I think that is a beautiful dream you had of Isaac. I have to say that while it was hard to wake up from such a wonderful dream, I imagine that had the dream been a bad one, it would have been much harder to swallop when you woke up. Perhaps I am wrong, but with all that you've been through and as much as you love Isaac, I think it's great that you can have nice dreams about him. I hope that you have many more wonderful dreams of him Stacy.

Emily said...

I just found your blog on babyloss directory. Thanks for sharing your journey with us. I don't feel so alone to find others who are also dealing with the loss of children.

peace- emily

steppingstonesblog.blogspot.com

Anonymous said...

...when you're dreaming with a broken heart, the waking up is the hardest part....

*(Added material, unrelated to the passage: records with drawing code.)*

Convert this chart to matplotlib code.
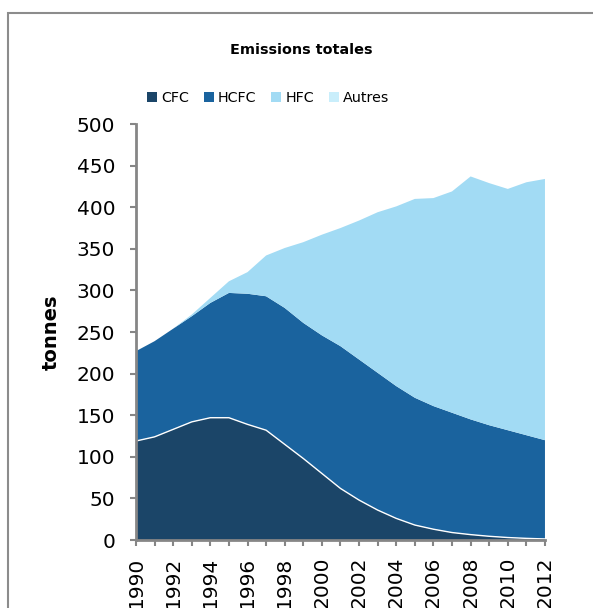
import numpy as np
import matplotlib.pyplot as plt
from matplotlib.patches import Rectangle

years = np.arange(1990, 2013)
cfc = [119, 124, 133, 142, 147, 147, 139, 132, 115, 98, 80, 62,
       48, 36, 26, 18, 13, 9, 6.5, 4.5, 3, 2, 1.3]
hcfc = [108, 115, 121, 127, 138, 150, 157, 161, 164, 163, 166, 171,
        169, 165, 159, 153, 148, 144, 138.5, 133.5, 129, 124, 118.7]
hfc = [0, 0, 0, 2, 6, 14, 26, 49, 72, 97, 121, 142,
       167, 193, 216, 239, 250, 266, 292, 291, 290, 304, 314]
autres = [0] * 23
names = ["CFC", "HCFC", "HFC", "Autres"]
colors = ["#1b4568", "#1a639e", "#a2dbf4", "#c9eefb"]

fig = plt.figure(figsize=(5.93, 6.08), dpi=100)
ax = fig.add_axes([0.2293, 0.1118, 0.6897, 0.6842])

ax.stackplot(years, cfc, hcfc, hfc, autres, colors=colors, labels=names,
             linewidth=0)
ax.plot(years, cfc, color="white", linewidth=1)

ax.set_xlim(1990, 2012)
ax.set_ylim(0, 500)
ax.set_yticks(np.arange(0, 501, 50))
ax.set_xticks(years)
ax.set_xticklabels([str(y) if y % 2 == 0 else "" for y in years], rotation=90)

for s in ["top", "right"]:
    ax.spines[s].set_visible(False)
for s in ["left", "bottom"]:
    ax.spines[s].set_color("#868686")
    ax.spines[s].set_linewidth(2)
ax.tick_params(axis="both", colors="#868686", width=1.5, length=4,
               labelcolor="black", labelsize=14.5)
ax.tick_params(axis="y", pad=11)
ax.tick_params(axis="x", pad=8)

ax.set_ylabel("tonnes", fontsize=14, fontweight="bold", labelpad=11)

fig.text(301 / 593, 1 - 50 / 608, "Emissions totales", ha="center",
         va="center", fontsize=10.4, fontweight="bold")
fig.legend(loc="center", bbox_to_anchor=(268 / 593, 1 - 98 / 608), ncol=4,
           frameon=False, fontsize=10.3, handlelength=0.7, handleheight=0.7,
           handletextpad=0.28, columnspacing=1.05)

fig.patches.append(Rectangle((8 / 593, -0.1), 1.1, 0.1 + 1 - 13 / 608,
                             transform=fig.transFigure, fill=False,
                             edgecolor="#8c8c8c", linewidth=1.5))

fig.savefig("out.png", dpi=100)
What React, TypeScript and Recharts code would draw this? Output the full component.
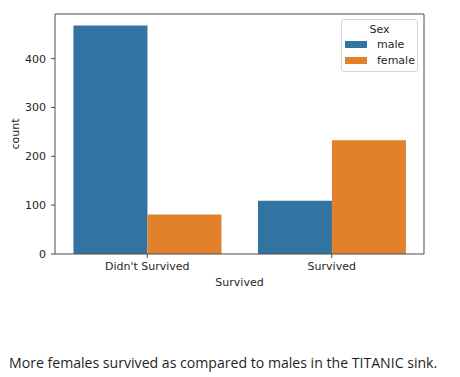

wishing you continued healing and peace and thinking of you often.

Paige said...

Stacy,
I too am a member of "the club." We lost our baby girl in May (stillborn at 36 wks)and since then I have seen my baby girl in my dreams only once. In my dream she was born alive and hooked up to machines and I was about to get to hold her again. I kept telling myself in my dream, this is not happening she is dead. But my husband kept reassuring me she was okay. Then of course my hopes were shattered as I woke up. This has been such a journey of mixed blessings, I am glad that I "saw" her again, but also crushed and going through the emotions of our loss all over again as I woke up. You are in my daily prayers, as I have read your blog for a couple of months. I pray for God's peace in our hearts and that we be blessed abundantly in the future by our Father in Heaven that has chosen a path for us that we would have never chosen for ourselves.